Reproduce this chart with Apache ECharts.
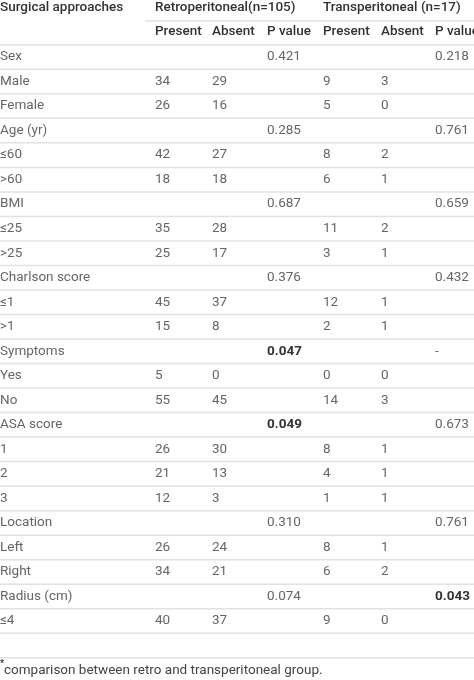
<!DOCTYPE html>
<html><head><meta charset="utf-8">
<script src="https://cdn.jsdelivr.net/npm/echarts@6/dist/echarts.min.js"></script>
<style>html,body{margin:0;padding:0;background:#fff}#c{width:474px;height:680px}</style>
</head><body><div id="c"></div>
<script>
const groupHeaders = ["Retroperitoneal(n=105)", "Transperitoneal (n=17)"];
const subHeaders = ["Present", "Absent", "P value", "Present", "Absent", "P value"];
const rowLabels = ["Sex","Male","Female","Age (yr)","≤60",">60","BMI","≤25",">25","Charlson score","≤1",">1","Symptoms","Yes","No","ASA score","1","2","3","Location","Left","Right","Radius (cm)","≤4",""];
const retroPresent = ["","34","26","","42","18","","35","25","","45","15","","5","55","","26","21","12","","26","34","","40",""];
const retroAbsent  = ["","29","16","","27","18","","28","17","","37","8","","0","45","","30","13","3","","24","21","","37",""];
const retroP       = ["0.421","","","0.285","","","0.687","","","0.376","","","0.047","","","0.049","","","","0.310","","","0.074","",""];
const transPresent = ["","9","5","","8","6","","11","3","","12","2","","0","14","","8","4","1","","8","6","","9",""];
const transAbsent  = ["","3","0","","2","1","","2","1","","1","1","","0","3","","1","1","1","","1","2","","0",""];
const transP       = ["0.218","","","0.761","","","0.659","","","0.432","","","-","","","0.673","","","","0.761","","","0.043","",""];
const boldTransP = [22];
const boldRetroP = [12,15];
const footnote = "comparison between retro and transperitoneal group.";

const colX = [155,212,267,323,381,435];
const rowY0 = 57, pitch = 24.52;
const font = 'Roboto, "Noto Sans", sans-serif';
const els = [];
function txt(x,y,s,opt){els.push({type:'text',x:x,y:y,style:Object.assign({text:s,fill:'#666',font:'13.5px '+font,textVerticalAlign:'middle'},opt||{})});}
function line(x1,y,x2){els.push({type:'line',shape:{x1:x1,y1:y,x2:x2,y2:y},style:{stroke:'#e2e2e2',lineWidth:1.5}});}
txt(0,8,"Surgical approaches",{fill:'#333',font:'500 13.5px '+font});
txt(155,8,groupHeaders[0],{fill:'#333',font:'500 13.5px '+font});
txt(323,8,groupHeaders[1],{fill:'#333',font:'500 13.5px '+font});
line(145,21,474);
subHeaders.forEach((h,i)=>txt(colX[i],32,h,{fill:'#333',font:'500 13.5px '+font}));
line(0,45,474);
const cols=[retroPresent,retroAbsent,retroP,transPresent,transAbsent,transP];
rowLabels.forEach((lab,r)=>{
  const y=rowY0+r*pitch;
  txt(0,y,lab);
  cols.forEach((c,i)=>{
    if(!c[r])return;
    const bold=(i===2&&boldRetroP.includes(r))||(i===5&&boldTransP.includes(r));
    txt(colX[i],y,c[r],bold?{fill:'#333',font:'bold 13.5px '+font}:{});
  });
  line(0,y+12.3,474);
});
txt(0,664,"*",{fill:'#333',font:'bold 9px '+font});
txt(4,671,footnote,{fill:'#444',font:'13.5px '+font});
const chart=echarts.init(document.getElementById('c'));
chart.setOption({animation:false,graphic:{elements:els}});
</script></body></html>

> **DIRECTION**: Reproduce the whole listing exactly, but not the images in it.

> **ANSWER TO THE TASK**:
Reproduce this chart with Apache ECharts.
<!DOCTYPE html>
<html><head><meta charset="utf-8">
<script src="https://cdn.jsdelivr.net/npm/echarts@6/dist/echarts.min.js"></script>
<style>html,body{margin:0;padding:0;background:#fff}#c{width:474px;height:680px}</style>
</head><body><div id="c"></div>
<script>
const groupHeaders = ["Retroperitoneal(n=105)", "Transperitoneal (n=17)"];
const subHeaders = ["Present", "Absent", "P value", "Present", "Absent", "P value"];
const rowLabels = ["Sex","Male","Female","Age (yr)","≤60",">60","BMI","≤25",">25","Charlson score","≤1",">1","Symptoms","Yes","No","ASA score","1","2","3","Location","Left","Right","Radius (cm)","≤4",""];
const retroPresent = ["","34","26","","42","18","","35","25","","45","15","","5","55","","26","21","12","","26","34","","40",""];
const retroAbsent  = ["","29","16","","27","18","","28","17","","37","8","","0","45","","30","13","3","","24","21","","37",""];
const retroP       = ["0.421","","","0.285","","","0.687","","","0.376","","","0.047","","","0.049","","","","0.310","","","0.074","",""];
const transPresent = ["","9","5","","8","6","","11","3","","12","2","","0","14","","8","4","1","","8","6","","9",""];
const transAbsent  = ["","3","0","","2","1","","2","1","","1","1","","0","3","","1","1","1","","1","2","","0",""];
const transP       = ["0.218","","","0.761","","","0.659","","","0.432","","","-","","","0.673","","","","0.761","","","0.043","",""];
const boldTransP = [22];
const boldRetroP = [12,15];
const footnote = "comparison between retro and transperitoneal group.";

const colX = [155,212,267,323,381,435];
const rowY0 = 57, pitch = 24.52;
const font = 'Roboto, "Noto Sans", sans-serif';
const els = [];
function txt(x,y,s,opt){els.push({type:'text',x:x,y:y,style:Object.assign({text:s,fill:'#666',font:'13.5px '+font,textVerticalAlign:'middle'},opt||{})});}
function line(x1,y,x2){els.push({type:'line',shape:{x1:x1,y1:y,x2:x2,y2:y},style:{stroke:'#e2e2e2',lineWidth:1.5}});}
txt(0,8,"Surgical approaches",{fill:'#333',font:'500 13.5px '+font});
txt(155,8,groupHeaders[0],{fill:'#333',font:'500 13.5px '+font});
txt(323,8,groupHeaders[1],{fill:'#333',font:'500 13.5px '+font});
line(145,21,474);
subHeaders.forEach((h,i)=>txt(colX[i],32,h,{fill:'#333',font:'500 13.5px '+font}));
line(0,45,474);
const cols=[retroPresent,retroAbsent,retroP,transPresent,transAbsent,transP];
rowLabels.forEach((lab,r)=>{
  const y=rowY0+r*pitch;
  txt(0,y,lab);
  cols.forEach((c,i)=>{
    if(!c[r])return;
    const bold=(i===2&&boldRetroP.includes(r))||(i===5&&boldTransP.includes(r));
    txt(colX[i],y,c[r],bold?{fill:'#333',font:'bold 13.5px '+font}:{});
  });
  line(0,y+12.3,474);
});
txt(0,664,"*",{fill:'#333',font:'bold 9px '+font});
txt(4,671,footnote,{fill:'#444',font:'13.5px '+font});
const chart=echarts.init(document.getElementById('c'));
chart.setOption({animation:false,graphic:{elements:els}});
</script></body></html>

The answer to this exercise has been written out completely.